Data for processing =

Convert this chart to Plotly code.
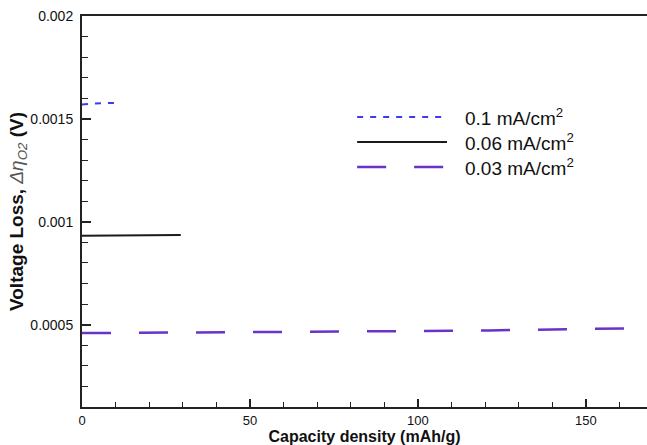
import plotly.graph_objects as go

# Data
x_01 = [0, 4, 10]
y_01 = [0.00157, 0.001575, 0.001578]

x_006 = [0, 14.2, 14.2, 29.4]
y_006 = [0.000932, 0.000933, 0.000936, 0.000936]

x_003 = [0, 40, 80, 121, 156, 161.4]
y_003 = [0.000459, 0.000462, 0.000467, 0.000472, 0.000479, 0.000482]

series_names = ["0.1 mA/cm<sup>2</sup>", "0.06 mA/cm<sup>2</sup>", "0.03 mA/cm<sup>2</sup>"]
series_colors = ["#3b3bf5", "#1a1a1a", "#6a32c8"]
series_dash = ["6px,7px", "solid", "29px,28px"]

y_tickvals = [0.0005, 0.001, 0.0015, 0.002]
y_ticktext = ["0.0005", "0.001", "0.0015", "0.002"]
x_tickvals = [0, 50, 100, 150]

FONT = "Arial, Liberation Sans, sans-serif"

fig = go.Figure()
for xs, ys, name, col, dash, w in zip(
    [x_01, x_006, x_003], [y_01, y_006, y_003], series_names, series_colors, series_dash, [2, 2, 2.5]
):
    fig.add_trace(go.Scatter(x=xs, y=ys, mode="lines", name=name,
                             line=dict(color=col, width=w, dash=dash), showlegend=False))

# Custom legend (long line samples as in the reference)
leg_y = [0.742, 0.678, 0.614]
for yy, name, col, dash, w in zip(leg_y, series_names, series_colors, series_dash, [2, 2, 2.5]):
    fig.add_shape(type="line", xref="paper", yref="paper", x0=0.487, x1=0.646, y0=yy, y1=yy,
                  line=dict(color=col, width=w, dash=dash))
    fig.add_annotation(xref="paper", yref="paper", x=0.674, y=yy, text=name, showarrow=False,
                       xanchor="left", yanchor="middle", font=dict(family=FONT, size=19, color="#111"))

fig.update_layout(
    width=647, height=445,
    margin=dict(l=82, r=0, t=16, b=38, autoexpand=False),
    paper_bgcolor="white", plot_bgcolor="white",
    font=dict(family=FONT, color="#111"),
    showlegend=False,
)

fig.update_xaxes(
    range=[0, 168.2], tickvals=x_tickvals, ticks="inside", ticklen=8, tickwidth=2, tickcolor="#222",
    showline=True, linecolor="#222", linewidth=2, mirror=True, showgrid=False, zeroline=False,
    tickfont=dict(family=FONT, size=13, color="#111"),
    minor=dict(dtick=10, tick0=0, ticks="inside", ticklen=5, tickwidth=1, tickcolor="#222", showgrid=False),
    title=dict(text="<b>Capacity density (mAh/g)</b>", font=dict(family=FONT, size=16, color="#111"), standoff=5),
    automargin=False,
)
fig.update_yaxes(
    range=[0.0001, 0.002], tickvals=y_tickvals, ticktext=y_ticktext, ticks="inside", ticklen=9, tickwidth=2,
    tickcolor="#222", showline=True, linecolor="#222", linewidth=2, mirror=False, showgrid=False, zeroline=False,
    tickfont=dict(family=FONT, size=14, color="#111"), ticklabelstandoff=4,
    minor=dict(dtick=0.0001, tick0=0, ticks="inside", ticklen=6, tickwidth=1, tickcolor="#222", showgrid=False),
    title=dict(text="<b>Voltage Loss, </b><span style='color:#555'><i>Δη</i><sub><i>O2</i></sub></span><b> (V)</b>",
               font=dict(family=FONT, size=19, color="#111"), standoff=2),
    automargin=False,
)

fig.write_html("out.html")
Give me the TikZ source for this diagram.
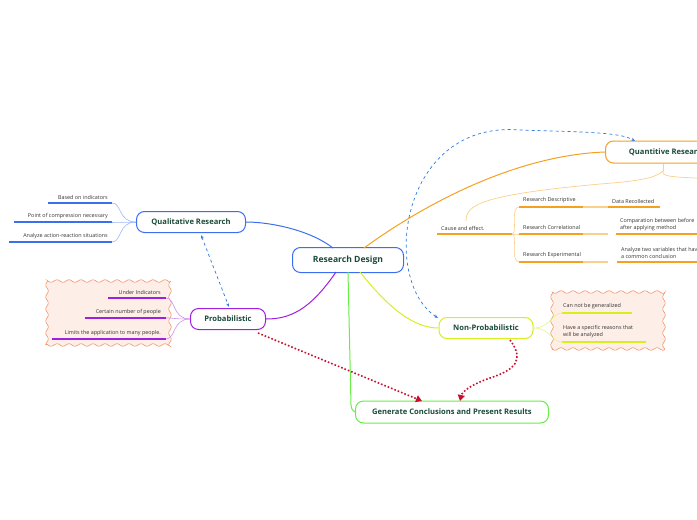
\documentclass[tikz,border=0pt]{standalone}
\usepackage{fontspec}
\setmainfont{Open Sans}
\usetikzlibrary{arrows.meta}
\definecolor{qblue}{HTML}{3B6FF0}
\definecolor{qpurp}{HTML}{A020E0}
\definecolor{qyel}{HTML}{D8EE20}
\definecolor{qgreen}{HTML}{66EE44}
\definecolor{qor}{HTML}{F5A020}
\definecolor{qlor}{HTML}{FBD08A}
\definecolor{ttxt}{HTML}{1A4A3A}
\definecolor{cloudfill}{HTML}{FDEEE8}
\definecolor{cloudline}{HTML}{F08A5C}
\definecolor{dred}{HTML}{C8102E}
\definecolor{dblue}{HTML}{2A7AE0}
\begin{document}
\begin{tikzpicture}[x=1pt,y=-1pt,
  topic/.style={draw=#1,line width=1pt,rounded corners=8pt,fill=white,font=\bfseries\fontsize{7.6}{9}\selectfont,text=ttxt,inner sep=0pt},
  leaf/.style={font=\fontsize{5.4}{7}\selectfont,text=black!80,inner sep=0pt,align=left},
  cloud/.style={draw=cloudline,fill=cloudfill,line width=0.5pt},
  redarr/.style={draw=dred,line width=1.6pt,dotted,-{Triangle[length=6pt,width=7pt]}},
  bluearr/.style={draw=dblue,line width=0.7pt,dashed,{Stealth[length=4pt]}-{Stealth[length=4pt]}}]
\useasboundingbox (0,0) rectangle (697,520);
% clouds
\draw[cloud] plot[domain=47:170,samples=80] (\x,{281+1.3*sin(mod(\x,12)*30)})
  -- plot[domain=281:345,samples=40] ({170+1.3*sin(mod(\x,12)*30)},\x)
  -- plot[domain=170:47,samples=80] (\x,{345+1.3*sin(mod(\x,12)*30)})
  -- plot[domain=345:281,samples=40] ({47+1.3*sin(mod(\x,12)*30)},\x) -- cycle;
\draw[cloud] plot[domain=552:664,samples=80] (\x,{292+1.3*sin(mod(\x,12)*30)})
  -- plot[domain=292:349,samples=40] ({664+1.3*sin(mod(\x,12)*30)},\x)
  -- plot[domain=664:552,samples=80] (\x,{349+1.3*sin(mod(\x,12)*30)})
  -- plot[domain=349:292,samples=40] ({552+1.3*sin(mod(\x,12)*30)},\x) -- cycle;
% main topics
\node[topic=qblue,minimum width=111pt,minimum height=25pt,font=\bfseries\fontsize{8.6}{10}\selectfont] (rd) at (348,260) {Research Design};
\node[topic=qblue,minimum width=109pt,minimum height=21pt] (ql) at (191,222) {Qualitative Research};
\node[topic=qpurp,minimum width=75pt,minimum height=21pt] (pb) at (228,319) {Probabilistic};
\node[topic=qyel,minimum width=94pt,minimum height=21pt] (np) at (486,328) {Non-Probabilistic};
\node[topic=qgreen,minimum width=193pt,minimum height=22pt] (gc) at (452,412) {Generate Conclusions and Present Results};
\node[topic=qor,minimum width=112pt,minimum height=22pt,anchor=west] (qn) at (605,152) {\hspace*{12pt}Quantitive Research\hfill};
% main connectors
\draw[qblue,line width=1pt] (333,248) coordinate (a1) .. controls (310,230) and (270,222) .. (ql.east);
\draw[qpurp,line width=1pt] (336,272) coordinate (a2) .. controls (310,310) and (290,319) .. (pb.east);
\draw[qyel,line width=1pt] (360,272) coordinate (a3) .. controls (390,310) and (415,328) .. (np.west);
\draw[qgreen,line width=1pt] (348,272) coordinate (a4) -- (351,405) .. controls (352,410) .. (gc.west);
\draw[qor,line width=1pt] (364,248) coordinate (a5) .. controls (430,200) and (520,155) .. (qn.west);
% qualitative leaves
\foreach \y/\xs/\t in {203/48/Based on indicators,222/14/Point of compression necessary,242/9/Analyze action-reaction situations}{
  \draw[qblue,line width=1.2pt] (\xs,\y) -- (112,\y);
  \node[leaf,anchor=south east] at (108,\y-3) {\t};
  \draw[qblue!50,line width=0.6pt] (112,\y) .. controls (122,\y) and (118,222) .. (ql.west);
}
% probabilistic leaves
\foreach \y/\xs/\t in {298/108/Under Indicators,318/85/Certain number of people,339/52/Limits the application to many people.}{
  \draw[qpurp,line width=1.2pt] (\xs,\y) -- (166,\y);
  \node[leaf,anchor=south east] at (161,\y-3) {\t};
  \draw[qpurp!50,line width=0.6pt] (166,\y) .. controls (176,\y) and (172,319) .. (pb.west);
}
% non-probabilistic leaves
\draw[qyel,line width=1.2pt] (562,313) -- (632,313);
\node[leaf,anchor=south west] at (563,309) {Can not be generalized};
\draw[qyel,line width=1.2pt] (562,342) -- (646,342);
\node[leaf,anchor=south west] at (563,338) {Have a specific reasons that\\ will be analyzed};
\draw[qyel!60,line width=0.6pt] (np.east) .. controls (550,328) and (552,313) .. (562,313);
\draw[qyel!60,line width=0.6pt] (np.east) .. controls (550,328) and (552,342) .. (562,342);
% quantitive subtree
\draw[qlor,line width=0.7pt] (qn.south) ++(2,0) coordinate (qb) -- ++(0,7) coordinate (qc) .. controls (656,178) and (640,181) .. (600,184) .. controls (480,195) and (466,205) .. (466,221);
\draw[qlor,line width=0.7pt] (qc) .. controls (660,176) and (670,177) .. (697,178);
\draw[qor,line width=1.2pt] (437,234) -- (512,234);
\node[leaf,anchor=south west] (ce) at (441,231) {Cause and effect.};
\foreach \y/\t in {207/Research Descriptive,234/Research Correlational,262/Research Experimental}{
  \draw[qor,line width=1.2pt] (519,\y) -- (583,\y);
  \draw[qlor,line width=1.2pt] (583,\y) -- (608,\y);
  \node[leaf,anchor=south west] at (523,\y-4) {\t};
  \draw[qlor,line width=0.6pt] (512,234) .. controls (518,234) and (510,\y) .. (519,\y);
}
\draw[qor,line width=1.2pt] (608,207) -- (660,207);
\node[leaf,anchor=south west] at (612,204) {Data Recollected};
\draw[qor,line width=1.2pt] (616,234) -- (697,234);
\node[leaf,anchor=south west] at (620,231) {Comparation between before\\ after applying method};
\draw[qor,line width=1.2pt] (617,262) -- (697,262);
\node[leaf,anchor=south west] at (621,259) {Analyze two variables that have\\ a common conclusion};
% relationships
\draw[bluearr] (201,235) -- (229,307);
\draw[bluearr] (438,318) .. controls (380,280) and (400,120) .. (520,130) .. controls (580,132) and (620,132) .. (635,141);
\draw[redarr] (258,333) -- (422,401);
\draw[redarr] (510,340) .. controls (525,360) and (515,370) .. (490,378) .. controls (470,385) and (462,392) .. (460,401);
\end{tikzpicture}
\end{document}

Prompt = Without the pictures, repeat the entries above line by line, from the first through the one that contains "y_006 = [0.000932, 0.000933, 0.000936, 0.000936]", both ends included.

Exercise answer =
Convert this chart to Plotly code.
import plotly.graph_objects as go

# Data
x_01 = [0, 4, 10]
y_01 = [0.00157, 0.001575, 0.001578]

x_006 = [0, 14.2, 14.2, 29.4]
y_006 = [0.000932, 0.000933, 0.000936, 0.000936]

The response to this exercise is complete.